Records supplied.
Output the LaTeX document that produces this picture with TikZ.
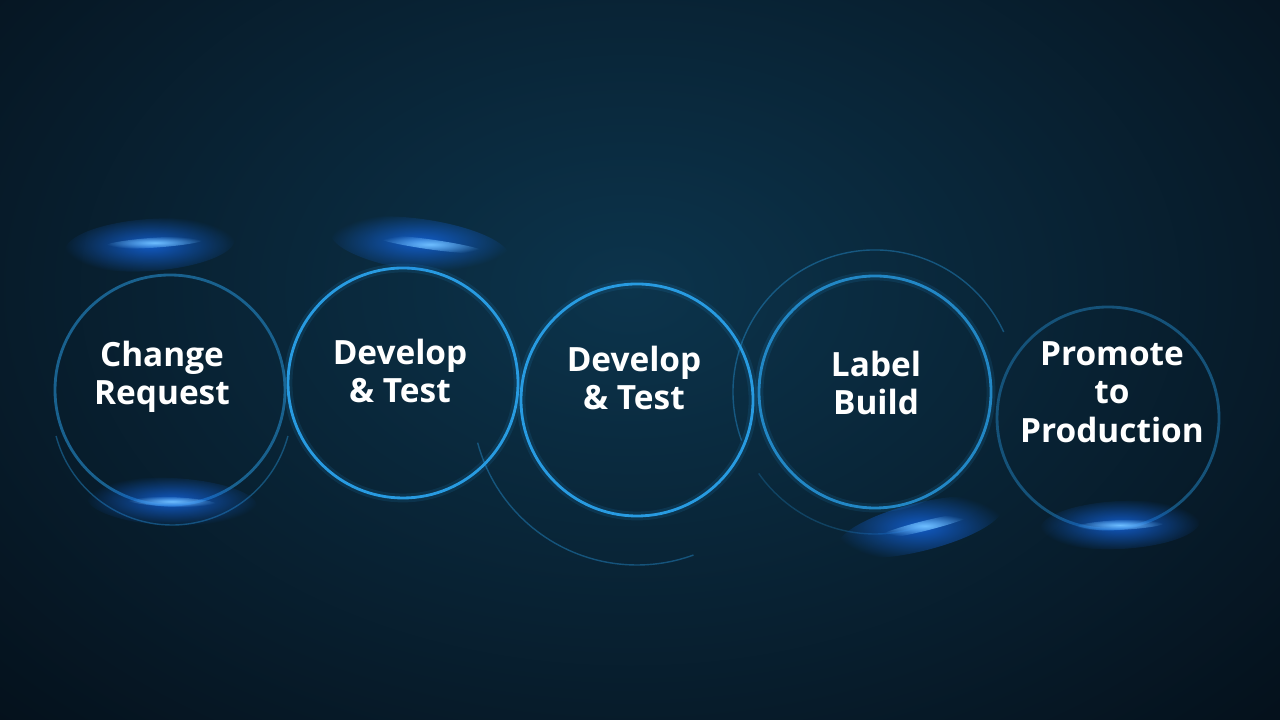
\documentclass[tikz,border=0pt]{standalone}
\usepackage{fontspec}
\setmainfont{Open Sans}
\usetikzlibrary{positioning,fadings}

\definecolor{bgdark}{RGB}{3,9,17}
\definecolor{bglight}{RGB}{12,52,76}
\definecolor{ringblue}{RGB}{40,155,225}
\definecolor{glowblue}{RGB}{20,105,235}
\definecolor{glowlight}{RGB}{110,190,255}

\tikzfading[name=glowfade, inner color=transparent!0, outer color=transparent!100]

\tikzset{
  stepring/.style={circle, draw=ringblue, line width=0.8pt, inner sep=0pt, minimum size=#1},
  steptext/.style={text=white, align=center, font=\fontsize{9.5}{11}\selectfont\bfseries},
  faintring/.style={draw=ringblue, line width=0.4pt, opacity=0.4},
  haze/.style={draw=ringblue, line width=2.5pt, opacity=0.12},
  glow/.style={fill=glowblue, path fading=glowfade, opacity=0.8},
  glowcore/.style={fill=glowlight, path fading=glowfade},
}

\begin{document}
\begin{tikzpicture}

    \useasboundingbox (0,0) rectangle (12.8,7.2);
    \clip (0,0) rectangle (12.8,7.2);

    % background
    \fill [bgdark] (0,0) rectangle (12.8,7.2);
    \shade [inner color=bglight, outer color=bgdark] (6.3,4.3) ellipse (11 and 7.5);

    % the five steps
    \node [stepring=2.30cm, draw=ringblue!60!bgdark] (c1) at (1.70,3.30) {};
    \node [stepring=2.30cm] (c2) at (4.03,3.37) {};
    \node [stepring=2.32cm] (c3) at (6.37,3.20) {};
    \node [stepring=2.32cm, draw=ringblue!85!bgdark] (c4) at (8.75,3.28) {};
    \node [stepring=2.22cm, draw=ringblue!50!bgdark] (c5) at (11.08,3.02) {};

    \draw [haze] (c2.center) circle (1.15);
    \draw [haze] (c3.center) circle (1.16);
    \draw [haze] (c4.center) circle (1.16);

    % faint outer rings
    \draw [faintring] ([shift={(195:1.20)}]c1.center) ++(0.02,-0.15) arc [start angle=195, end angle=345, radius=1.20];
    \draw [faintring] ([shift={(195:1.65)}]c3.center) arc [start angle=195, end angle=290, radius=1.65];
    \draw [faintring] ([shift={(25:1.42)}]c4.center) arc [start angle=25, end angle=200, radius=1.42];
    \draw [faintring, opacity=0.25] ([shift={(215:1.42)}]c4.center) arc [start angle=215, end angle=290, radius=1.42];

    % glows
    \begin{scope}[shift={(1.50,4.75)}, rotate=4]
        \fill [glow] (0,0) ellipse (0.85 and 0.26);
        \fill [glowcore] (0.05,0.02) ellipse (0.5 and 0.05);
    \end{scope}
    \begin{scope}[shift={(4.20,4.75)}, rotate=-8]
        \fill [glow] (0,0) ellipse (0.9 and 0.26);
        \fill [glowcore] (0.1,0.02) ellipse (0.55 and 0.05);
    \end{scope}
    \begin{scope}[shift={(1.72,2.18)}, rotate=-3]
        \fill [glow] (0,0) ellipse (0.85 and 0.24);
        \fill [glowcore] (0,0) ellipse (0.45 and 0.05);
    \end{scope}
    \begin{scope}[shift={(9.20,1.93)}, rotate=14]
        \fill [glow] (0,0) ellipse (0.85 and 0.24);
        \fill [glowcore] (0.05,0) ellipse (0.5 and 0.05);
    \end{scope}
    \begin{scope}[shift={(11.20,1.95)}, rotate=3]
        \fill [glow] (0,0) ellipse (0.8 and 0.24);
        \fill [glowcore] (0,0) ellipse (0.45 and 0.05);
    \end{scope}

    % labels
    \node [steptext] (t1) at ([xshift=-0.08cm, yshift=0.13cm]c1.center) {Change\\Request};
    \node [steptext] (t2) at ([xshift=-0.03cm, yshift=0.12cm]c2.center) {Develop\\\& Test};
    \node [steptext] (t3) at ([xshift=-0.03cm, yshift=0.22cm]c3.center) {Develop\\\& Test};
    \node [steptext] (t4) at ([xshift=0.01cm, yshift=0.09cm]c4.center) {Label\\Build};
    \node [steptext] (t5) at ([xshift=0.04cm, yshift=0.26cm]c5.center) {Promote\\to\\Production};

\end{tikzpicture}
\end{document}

* * *

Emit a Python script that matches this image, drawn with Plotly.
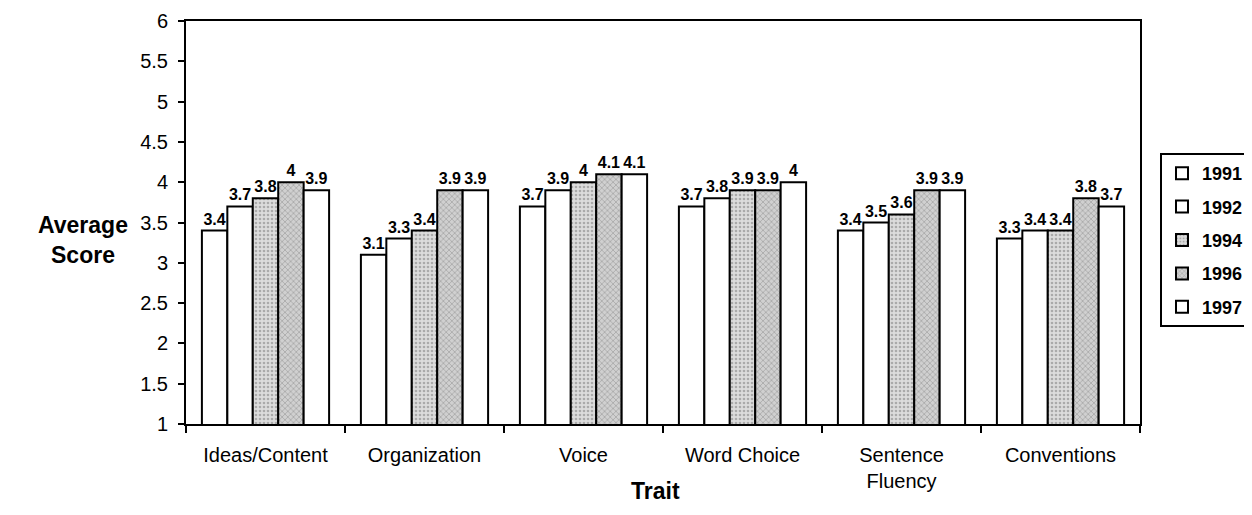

...

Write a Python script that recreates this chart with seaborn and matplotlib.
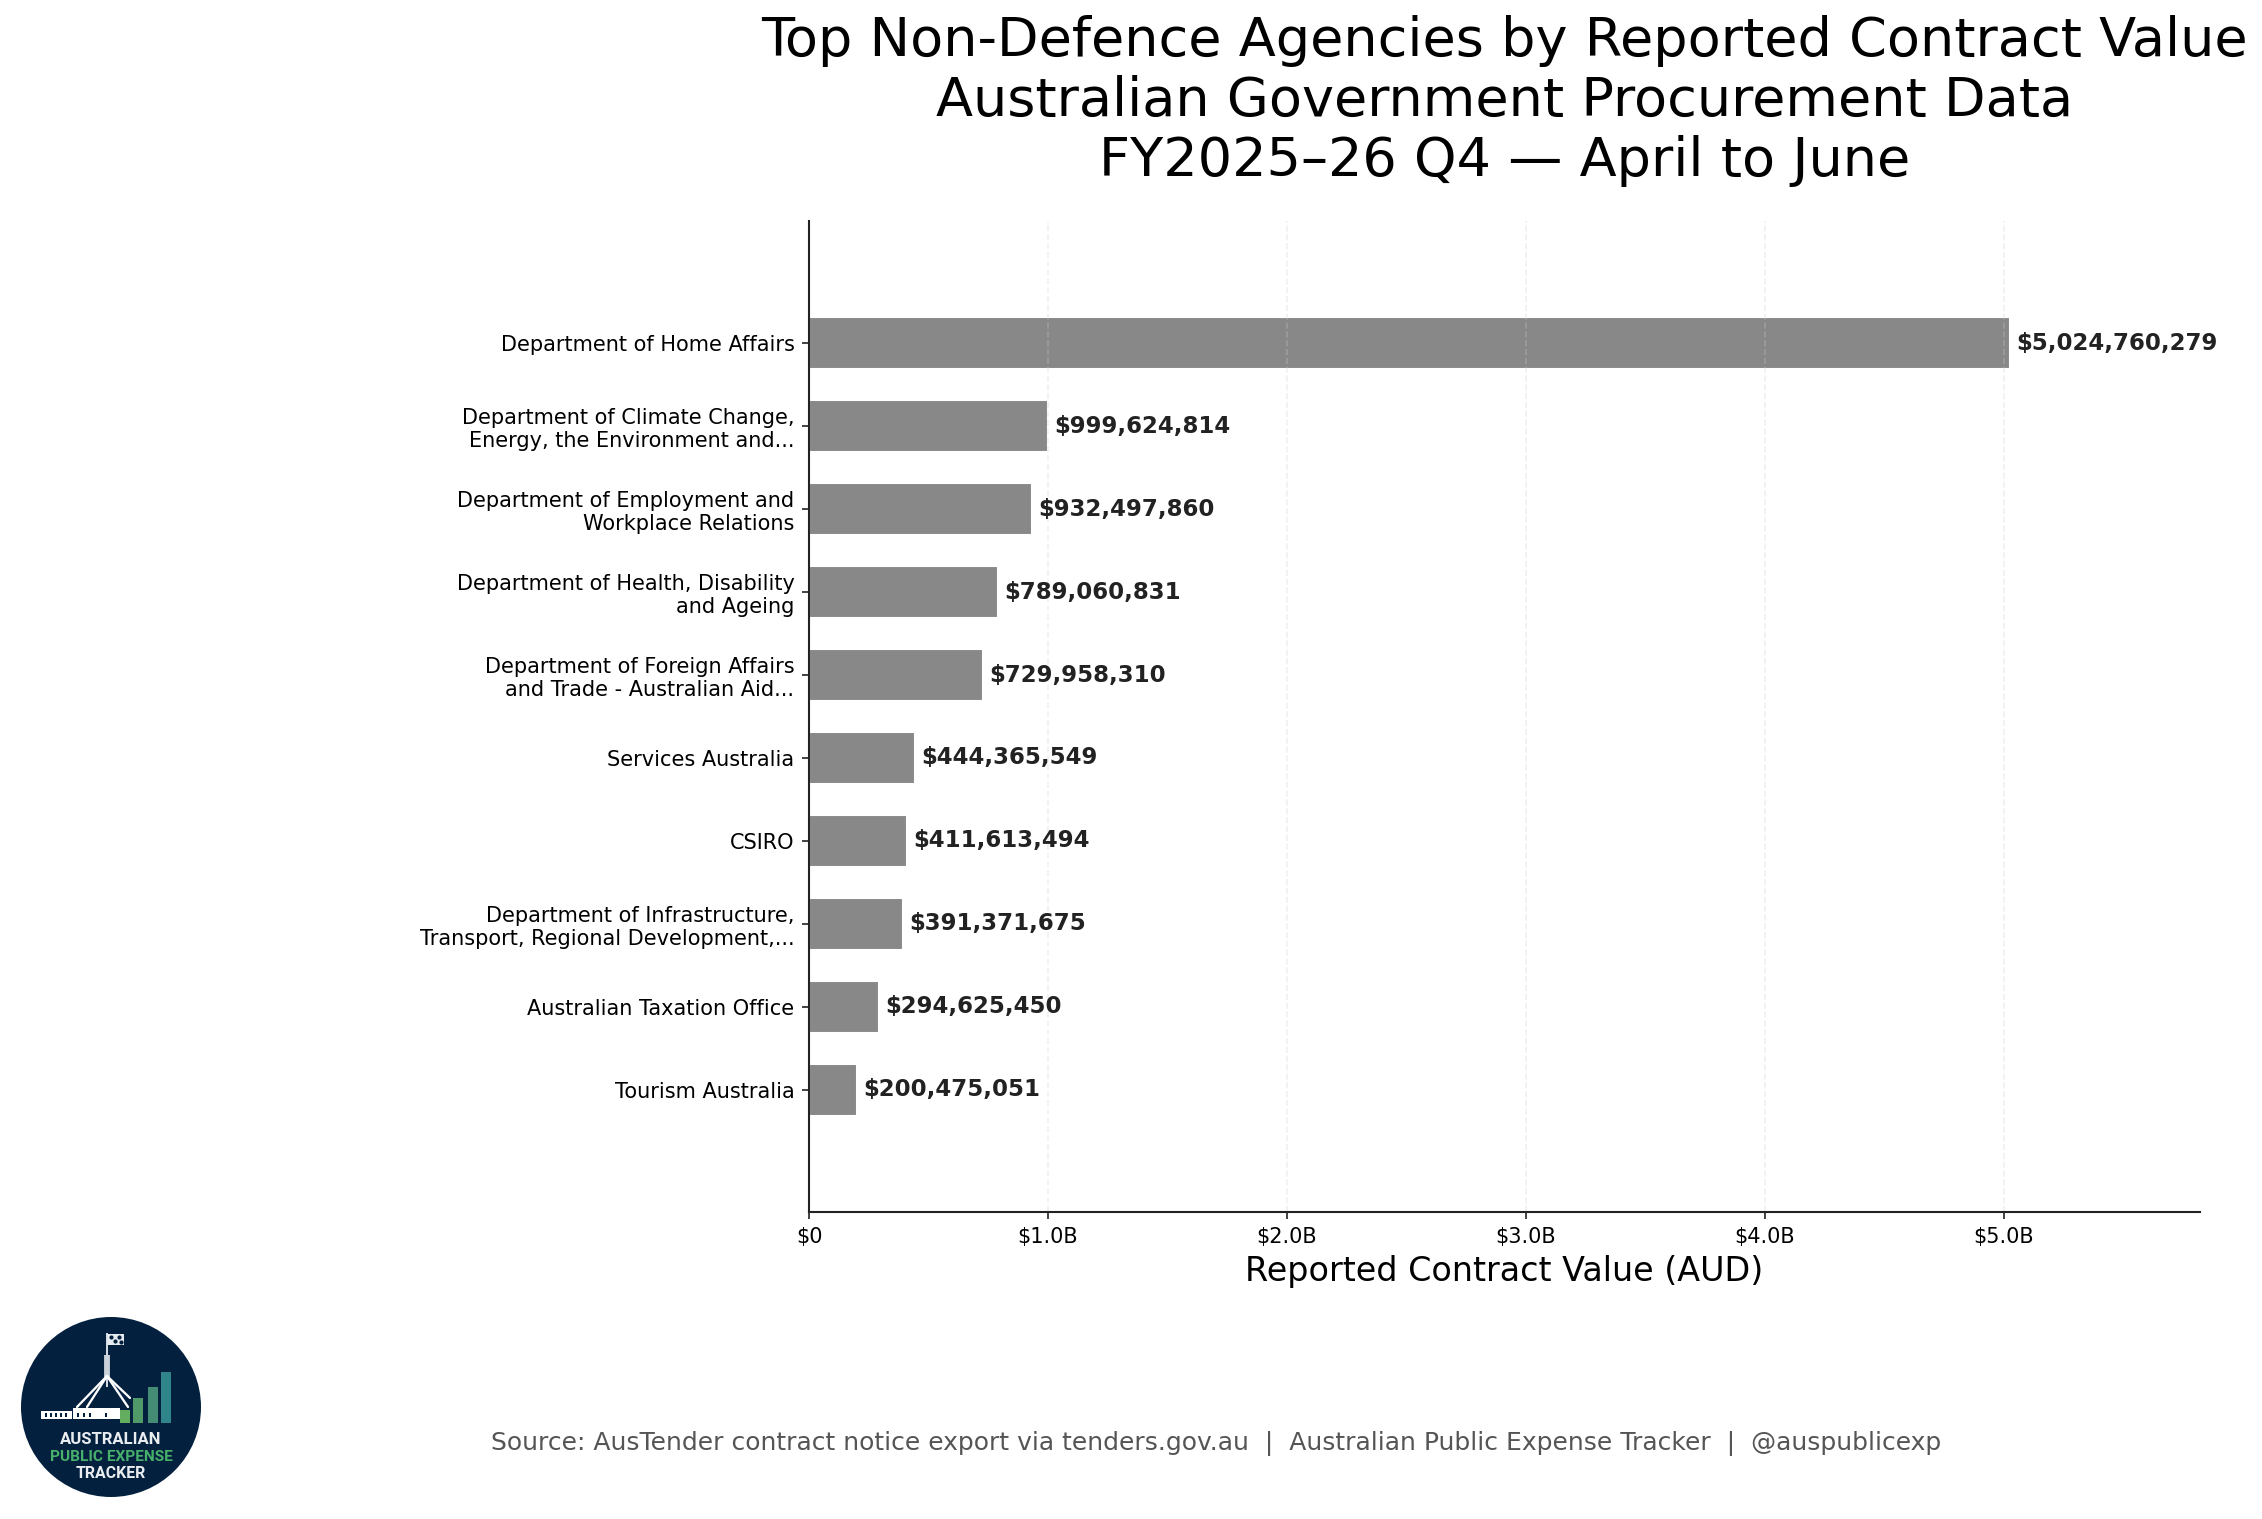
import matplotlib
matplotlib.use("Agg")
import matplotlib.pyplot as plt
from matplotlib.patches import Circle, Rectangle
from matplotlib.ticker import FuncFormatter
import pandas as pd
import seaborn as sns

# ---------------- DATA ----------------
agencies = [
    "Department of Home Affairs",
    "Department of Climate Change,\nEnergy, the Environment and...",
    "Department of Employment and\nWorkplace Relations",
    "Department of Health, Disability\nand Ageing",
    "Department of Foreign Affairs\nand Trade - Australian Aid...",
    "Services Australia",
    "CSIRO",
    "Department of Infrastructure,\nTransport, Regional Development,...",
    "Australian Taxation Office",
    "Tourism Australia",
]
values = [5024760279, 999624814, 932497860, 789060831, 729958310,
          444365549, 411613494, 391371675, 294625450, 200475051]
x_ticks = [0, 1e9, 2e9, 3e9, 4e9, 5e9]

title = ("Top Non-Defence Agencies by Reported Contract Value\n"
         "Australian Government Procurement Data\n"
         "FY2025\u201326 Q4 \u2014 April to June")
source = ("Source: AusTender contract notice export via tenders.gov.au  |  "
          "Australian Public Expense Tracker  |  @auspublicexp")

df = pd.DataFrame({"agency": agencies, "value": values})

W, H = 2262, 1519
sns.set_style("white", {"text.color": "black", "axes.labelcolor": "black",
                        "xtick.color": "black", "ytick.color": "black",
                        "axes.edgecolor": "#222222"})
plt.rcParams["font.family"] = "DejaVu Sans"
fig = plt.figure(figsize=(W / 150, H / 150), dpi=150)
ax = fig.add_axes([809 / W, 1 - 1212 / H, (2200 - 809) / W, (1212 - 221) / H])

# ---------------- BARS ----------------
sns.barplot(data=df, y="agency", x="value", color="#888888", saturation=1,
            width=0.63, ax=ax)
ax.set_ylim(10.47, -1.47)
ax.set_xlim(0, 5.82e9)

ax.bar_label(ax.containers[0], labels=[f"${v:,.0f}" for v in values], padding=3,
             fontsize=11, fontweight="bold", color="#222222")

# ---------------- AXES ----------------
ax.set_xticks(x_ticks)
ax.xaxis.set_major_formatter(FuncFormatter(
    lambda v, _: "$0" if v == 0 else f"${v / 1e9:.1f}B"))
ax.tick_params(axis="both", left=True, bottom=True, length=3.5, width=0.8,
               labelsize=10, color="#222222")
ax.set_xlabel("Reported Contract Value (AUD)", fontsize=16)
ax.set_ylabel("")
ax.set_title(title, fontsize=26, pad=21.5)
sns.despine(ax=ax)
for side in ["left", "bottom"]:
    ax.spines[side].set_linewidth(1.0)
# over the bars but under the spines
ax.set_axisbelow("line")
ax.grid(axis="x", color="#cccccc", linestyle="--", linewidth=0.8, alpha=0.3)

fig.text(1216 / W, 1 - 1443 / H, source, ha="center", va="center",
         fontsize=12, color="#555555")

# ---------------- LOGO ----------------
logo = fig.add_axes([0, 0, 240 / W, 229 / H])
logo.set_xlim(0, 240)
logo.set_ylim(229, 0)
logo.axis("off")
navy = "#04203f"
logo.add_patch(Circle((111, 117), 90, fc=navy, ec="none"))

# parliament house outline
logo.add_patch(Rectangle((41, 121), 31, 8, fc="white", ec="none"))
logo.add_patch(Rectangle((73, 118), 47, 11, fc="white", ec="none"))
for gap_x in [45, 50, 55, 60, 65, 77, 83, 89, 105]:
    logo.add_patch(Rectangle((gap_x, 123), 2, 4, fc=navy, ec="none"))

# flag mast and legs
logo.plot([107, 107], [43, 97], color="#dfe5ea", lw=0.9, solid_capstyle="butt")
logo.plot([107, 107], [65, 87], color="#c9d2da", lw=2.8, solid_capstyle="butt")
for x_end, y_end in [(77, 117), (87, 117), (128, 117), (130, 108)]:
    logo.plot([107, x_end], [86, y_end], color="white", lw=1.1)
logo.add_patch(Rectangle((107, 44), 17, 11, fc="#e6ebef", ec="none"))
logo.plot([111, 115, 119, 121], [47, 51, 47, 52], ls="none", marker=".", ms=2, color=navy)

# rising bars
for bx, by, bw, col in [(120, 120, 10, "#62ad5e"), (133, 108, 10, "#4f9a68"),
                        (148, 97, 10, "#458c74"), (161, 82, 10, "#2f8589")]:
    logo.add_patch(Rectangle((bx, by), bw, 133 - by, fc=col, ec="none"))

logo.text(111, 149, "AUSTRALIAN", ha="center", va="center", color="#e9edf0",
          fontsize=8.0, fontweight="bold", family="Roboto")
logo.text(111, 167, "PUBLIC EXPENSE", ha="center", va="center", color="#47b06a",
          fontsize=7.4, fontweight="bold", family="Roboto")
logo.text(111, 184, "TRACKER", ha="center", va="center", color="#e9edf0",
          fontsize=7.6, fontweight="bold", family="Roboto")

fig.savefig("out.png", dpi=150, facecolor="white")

Task. Extract exactly the lines running from the line containing "Write a Python" to the line containing "import seaborn as sns", with both end lines included and all pictures left out.

Answer to the problem.
Write a Python script that recreates this chart with seaborn and matplotlib.
import matplotlib
matplotlib.use("Agg")
import matplotlib.pyplot as plt
from matplotlib.patches import Circle, Rectangle
from matplotlib.ticker import FuncFormatter
import pandas as pd
import seaborn as sns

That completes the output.